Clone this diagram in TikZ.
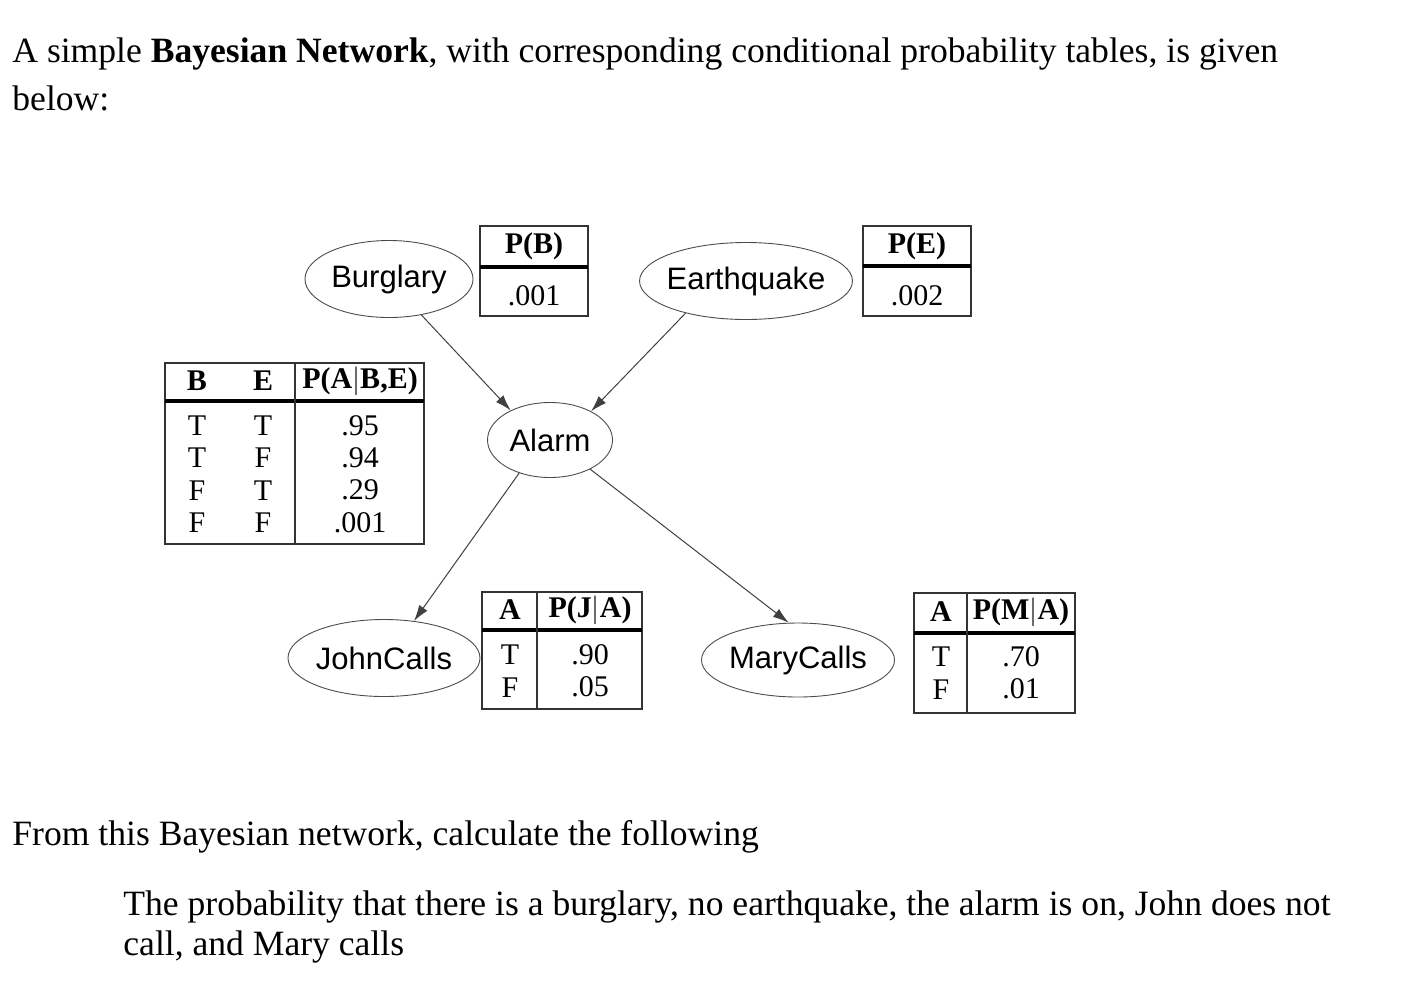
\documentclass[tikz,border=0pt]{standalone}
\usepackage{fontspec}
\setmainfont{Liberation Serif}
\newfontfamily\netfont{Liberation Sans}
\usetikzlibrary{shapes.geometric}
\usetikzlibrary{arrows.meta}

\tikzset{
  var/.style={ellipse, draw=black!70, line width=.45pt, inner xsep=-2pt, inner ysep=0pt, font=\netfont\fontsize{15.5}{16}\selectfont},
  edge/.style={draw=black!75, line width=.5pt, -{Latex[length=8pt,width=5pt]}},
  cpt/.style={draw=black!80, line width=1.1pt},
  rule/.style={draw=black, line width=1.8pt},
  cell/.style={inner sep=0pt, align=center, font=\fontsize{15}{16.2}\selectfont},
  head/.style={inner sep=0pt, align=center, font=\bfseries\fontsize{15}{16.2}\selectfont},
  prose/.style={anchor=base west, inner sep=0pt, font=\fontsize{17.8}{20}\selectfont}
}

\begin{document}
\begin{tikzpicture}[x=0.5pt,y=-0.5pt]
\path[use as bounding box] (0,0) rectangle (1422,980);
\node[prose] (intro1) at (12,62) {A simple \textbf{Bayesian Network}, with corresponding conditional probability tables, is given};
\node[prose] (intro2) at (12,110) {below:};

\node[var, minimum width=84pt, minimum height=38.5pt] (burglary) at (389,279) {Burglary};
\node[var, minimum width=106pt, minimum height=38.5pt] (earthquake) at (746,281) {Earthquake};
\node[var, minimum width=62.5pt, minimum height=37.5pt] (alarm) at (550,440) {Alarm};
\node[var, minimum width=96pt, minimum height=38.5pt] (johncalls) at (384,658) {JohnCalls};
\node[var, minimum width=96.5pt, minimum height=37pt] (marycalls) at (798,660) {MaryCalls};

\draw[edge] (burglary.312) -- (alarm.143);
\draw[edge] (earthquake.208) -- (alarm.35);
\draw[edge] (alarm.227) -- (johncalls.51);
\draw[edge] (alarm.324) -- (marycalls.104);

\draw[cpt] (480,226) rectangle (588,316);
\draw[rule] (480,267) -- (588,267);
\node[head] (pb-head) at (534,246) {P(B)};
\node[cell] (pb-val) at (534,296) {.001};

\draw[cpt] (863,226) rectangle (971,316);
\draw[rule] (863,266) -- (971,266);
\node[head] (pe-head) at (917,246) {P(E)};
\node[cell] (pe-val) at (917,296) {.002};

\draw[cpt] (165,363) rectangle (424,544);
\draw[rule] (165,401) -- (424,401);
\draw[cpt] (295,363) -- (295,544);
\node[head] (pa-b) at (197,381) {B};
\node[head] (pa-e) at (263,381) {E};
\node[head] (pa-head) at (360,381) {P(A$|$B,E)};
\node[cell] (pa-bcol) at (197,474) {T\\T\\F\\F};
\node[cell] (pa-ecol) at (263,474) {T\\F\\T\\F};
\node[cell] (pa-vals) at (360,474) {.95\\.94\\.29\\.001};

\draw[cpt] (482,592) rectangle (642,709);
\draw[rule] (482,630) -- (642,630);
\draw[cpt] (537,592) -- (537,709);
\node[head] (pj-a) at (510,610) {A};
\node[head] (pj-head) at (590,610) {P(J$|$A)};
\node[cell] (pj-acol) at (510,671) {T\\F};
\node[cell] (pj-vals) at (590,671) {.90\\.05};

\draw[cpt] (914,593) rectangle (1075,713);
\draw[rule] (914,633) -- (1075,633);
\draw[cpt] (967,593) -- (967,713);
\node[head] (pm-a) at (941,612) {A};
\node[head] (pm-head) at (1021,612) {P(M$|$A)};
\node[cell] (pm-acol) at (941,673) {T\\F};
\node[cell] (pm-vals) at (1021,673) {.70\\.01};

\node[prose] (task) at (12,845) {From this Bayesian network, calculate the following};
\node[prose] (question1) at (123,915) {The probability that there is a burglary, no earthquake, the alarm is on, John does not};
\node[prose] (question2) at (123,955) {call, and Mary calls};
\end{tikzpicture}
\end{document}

***

▶ WORK REQUIRED: All of the lines above should be retyped precisely, apart from the pictures.

▶ EXERCISE SOLUTION:
Clone this diagram in TikZ.
\documentclass[tikz,border=0pt]{standalone}
\usepackage{fontspec}
\setmainfont{Liberation Serif}
\newfontfamily\netfont{Liberation Sans}
\usetikzlibrary{shapes.geometric}
\usetikzlibrary{arrows.meta}

\tikzset{
  var/.style={ellipse, draw=black!70, line width=.45pt, inner xsep=-2pt, inner ysep=0pt, font=\netfont\fontsize{15.5}{16}\selectfont},
  edge/.style={draw=black!75, line width=.5pt, -{Latex[length=8pt,width=5pt]}},
  cpt/.style={draw=black!80, line width=1.1pt},
  rule/.style={draw=black, line width=1.8pt},
  cell/.style={inner sep=0pt, align=center, font=\fontsize{15}{16.2}\selectfont},
  head/.style={inner sep=0pt, align=center, font=\bfseries\fontsize{15}{16.2}\selectfont},
  prose/.style={anchor=base west, inner sep=0pt, font=\fontsize{17.8}{20}\selectfont}
}

\begin{document}
\begin{tikzpicture}[x=0.5pt,y=-0.5pt]
\path[use as bounding box] (0,0) rectangle (1422,980);
\node[prose] (intro1) at (12,62) {A simple \textbf{Bayesian Network}, with corresponding conditional probability tables, is given};
\node[prose] (intro2) at (12,110) {below:};

\node[var, minimum width=84pt, minimum height=38.5pt] (burglary) at (389,279) {Burglary};
\node[var, minimum width=106pt, minimum height=38.5pt] (earthquake) at (746,281) {Earthquake};
\node[var, minimum width=62.5pt, minimum height=37.5pt] (alarm) at (550,440) {Alarm};
\node[var, minimum width=96pt, minimum height=38.5pt] (johncalls) at (384,658) {JohnCalls};
\node[var, minimum width=96.5pt, minimum height=37pt] (marycalls) at (798,660) {MaryCalls};

\draw[edge] (burglary.312) -- (alarm.143);
\draw[edge] (earthquake.208) -- (alarm.35);
\draw[edge] (alarm.227) -- (johncalls.51);
\draw[edge] (alarm.324) -- (marycalls.104);

\draw[cpt] (480,226) rectangle (588,316);
\draw[rule] (480,267) -- (588,267);
\node[head] (pb-head) at (534,246) {P(B)};
\node[cell] (pb-val) at (534,296) {.001};

\draw[cpt] (863,226) rectangle (971,316);
\draw[rule] (863,266) -- (971,266);
\node[head] (pe-head) at (917,246) {P(E)};
\node[cell] (pe-val) at (917,296) {.002};

\draw[cpt] (165,363) rectangle (424,544);
\draw[rule] (165,401) -- (424,401);
\draw[cpt] (295,363) -- (295,544);
\node[head] (pa-b) at (197,381) {B};
\node[head] (pa-e) at (263,381) {E};
\node[head] (pa-head) at (360,381) {P(A$|$B,E)};
\node[cell] (pa-bcol) at (197,474) {T\\T\\F\\F};
\node[cell] (pa-ecol) at (263,474) {T\\F\\T\\F};
\node[cell] (pa-vals) at (360,474) {.95\\.94\\.29\\.001};

\draw[cpt] (482,592) rectangle (642,709);
\draw[rule] (482,630) -- (642,630);
\draw[cpt] (537,592) -- (537,709);
\node[head] (pj-a) at (510,610) {A};
\node[head] (pj-head) at (590,610) {P(J$|$A)};
\node[cell] (pj-acol) at (510,671) {T\\F};
\node[cell] (pj-vals) at (590,671) {.90\\.05};

\draw[cpt] (914,593) rectangle (1075,713);
\draw[rule] (914,633) -- (1075,633);
\draw[cpt] (967,593) -- (967,713);
\node[head] (pm-a) at (941,612) {A};
\node[head] (pm-head) at (1021,612) {P(M$|$A)};
\node[cell] (pm-acol) at (941,673) {T\\F};
\node[cell] (pm-vals) at (1021,673) {.70\\.01};

\node[prose] (task) at (12,845) {From this Bayesian network, calculate the following};
\node[prose] (question1) at (123,915) {The probability that there is a burglary, no earthquake, the alarm is on, John does not};
\node[prose] (question2) at (123,955) {call, and Mary calls};
\end{tikzpicture}
\end{document}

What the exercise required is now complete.